Retype verbatim only the lines below, starting at the one that contains "Clone this chart in Apache ECharts." and ending at the one that contains "var catKeys = years.map(function". Pictures are excluded from the copy.

# RECORDS
+++
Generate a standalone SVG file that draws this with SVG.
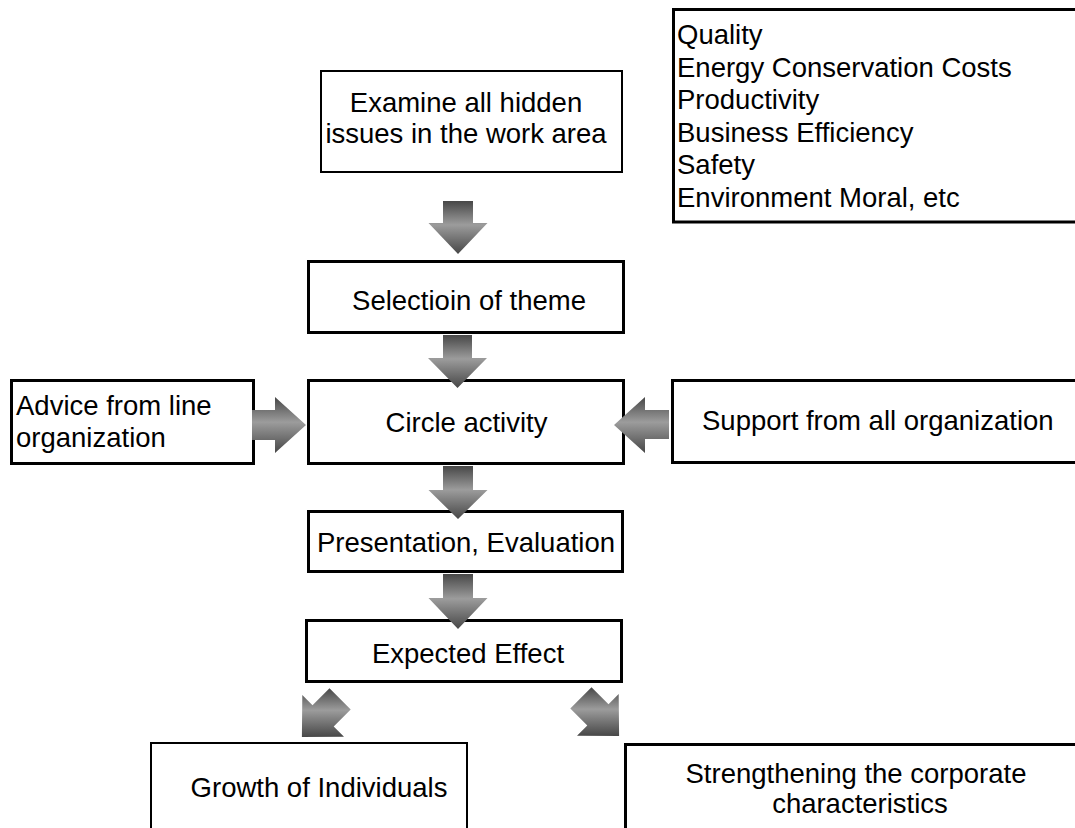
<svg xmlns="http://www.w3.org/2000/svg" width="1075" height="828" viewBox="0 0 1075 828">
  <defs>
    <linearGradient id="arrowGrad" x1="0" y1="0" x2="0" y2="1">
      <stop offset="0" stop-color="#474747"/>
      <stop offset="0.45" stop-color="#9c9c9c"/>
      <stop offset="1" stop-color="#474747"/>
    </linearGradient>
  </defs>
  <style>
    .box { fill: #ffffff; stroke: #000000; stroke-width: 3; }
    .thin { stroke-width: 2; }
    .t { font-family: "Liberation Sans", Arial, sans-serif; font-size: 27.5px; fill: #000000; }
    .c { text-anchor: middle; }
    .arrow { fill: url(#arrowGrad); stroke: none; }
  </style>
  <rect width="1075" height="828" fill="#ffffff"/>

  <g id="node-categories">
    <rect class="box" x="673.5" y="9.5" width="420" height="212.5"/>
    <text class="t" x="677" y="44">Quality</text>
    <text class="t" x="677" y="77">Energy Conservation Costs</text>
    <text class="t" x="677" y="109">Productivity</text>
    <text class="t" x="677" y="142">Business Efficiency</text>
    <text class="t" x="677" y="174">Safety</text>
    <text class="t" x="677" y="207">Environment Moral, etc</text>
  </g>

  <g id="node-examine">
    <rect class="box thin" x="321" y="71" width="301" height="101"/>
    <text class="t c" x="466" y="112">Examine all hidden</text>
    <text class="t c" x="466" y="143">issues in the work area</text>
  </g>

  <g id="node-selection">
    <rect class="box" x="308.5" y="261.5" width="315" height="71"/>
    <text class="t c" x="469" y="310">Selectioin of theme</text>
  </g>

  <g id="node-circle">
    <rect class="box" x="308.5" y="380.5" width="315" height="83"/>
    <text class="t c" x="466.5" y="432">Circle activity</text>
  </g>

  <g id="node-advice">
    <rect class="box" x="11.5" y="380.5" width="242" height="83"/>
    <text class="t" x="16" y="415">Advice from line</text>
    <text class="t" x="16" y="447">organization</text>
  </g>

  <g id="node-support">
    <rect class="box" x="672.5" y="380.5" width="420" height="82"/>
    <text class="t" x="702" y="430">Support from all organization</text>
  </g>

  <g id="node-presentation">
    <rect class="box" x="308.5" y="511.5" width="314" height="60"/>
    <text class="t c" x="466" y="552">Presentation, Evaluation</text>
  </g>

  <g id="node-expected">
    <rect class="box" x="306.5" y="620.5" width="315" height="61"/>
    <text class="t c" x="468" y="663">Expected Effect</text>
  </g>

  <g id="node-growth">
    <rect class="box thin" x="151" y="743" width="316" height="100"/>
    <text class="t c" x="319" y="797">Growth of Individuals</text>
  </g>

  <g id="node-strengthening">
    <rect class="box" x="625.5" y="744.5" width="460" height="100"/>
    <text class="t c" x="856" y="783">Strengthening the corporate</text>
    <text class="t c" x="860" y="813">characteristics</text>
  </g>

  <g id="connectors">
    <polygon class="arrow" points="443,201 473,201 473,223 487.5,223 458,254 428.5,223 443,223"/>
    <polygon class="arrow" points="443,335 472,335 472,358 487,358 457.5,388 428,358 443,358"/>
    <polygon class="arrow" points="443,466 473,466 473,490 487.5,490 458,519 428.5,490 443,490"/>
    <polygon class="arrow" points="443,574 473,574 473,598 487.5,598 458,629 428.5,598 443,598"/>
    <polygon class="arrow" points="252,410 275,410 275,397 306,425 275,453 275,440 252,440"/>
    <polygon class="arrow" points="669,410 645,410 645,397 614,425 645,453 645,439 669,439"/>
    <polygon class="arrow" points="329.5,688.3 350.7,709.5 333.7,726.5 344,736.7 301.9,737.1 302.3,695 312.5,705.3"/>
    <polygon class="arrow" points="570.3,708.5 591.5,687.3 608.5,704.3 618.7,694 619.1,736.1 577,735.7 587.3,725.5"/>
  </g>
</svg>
+++
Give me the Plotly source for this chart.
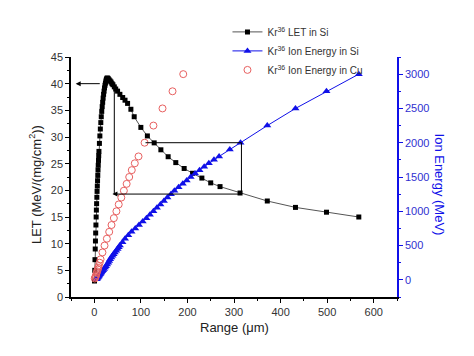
+++
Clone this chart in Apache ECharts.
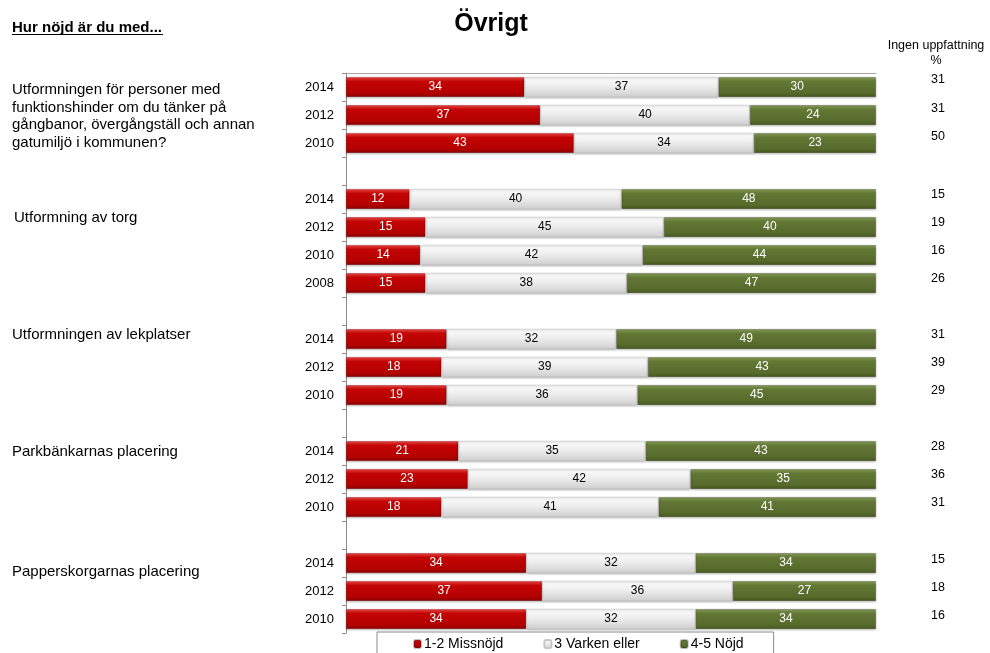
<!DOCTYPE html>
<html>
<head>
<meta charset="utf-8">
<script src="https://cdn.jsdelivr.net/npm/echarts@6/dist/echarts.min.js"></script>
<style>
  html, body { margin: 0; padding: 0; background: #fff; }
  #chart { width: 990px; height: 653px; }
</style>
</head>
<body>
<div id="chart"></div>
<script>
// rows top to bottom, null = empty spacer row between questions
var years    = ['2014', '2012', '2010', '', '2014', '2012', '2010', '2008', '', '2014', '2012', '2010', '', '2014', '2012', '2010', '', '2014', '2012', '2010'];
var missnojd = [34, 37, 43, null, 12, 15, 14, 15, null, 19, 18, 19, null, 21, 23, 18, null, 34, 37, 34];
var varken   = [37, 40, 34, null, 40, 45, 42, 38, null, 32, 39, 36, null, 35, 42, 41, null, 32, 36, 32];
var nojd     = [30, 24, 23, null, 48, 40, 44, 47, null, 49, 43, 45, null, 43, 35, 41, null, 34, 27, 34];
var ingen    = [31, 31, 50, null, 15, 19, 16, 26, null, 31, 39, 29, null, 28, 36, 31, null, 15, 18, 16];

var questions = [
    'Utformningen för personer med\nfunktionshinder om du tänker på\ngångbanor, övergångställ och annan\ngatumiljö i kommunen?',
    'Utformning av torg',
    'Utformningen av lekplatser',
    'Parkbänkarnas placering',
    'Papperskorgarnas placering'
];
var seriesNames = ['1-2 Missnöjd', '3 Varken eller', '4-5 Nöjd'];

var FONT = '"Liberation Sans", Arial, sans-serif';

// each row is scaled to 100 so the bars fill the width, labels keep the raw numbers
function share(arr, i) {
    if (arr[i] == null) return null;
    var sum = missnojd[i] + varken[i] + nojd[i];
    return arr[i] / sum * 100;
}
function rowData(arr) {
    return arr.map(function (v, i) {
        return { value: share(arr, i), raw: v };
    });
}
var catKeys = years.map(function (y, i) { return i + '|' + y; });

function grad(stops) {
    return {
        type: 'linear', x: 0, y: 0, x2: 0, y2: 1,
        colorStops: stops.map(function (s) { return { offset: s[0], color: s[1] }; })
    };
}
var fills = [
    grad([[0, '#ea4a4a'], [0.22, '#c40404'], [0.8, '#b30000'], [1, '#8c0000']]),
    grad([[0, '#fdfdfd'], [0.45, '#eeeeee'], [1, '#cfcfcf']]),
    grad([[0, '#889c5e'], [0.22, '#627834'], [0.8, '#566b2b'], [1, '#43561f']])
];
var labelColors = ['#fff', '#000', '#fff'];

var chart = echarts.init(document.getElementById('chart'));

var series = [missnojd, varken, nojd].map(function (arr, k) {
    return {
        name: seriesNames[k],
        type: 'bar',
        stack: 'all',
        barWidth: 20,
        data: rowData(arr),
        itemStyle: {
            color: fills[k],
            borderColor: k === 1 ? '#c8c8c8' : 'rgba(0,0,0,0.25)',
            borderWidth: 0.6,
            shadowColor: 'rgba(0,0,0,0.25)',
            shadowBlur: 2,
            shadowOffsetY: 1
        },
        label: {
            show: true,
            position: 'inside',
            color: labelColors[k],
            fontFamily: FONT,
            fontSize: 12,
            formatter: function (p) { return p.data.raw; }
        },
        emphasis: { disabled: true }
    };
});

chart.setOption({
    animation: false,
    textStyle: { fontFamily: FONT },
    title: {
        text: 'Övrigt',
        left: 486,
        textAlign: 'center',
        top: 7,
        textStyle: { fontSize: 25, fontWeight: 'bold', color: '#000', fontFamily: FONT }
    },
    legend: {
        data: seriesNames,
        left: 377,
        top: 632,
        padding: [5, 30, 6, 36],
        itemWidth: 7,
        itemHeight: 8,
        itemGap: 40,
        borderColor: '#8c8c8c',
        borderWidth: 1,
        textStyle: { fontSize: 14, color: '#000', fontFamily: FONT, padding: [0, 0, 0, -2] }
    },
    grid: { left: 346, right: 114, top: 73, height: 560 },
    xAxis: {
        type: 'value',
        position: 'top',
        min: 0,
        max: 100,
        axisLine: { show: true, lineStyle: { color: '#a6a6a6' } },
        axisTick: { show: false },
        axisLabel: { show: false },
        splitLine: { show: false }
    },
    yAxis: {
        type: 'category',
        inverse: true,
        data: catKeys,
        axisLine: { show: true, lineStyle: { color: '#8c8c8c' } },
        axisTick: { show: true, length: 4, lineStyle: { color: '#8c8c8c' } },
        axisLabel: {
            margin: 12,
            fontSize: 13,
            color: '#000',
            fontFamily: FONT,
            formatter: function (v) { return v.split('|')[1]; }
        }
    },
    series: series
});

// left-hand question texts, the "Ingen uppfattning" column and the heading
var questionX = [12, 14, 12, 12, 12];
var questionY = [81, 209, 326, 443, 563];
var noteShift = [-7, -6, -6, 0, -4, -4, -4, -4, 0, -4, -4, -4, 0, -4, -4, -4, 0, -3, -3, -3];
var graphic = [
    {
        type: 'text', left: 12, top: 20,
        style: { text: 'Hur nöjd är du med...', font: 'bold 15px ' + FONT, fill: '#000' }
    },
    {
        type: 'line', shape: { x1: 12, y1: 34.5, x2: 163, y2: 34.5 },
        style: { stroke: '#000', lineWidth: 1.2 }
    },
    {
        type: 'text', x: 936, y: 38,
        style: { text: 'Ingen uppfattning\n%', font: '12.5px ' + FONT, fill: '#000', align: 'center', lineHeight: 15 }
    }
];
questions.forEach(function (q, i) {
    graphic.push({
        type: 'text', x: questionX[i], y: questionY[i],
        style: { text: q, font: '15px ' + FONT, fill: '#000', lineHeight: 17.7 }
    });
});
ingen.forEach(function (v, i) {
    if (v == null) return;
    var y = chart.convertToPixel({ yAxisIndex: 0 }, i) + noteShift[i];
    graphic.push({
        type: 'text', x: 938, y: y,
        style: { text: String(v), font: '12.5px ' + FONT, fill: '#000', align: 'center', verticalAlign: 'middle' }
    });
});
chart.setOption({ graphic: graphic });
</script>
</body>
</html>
+++
# PROBLEM SOLUTION
Clone this chart in Apache ECharts.
<!DOCTYPE html>
<html>
<head>
<meta charset="utf-8">
<script src="https://cdn.jsdelivr.net/npm/echarts@6/dist/echarts.min.js"></script>
<style>
  html, body { margin: 0; padding: 0; background: #fff; }
  #chart { width: 990px; height: 653px; }
</style>
</head>
<body>
<div id="chart"></div>
<script>
// rows top to bottom, null = empty spacer row between questions
var years    = ['2014', '2012', '2010', '', '2014', '2012', '2010', '2008', '', '2014', '2012', '2010', '', '2014', '2012', '2010', '', '2014', '2012', '2010'];
var missnojd = [34, 37, 43, null, 12, 15, 14, 15, null, 19, 18, 19, null, 21, 23, 18, null, 34, 37, 34];
var varken   = [37, 40, 34, null, 40, 45, 42, 38, null, 32, 39, 36, null, 35, 42, 41, null, 32, 36, 32];
var nojd     = [30, 24, 23, null, 48, 40, 44, 47, null, 49, 43, 45, null, 43, 35, 41, null, 34, 27, 34];
var ingen    = [31, 31, 50, null, 15, 19, 16, 26, null, 31, 39, 29, null, 28, 36, 31, null, 15, 18, 16];

var questions = [
    'Utformningen för personer med\nfunktionshinder om du tänker på\ngångbanor, övergångställ och annan\ngatumiljö i kommunen?',
    'Utformning av torg',
    'Utformningen av lekplatser',
    'Parkbänkarnas placering',
    'Papperskorgarnas placering'
];
var seriesNames = ['1-2 Missnöjd', '3 Varken eller', '4-5 Nöjd'];

var FONT = '"Liberation Sans", Arial, sans-serif';

// each row is scaled to 100 so the bars fill the width, labels keep the raw numbers
function share(arr, i) {
    if (arr[i] == null) return null;
    var sum = missnojd[i] + varken[i] + nojd[i];
    return arr[i] / sum * 100;
}
function rowData(arr) {
    return arr.map(function (v, i) {
        return { value: share(arr, i), raw: v };
    });
}
var catKeys = years.map(function (y, i) { return i + '|' + y; });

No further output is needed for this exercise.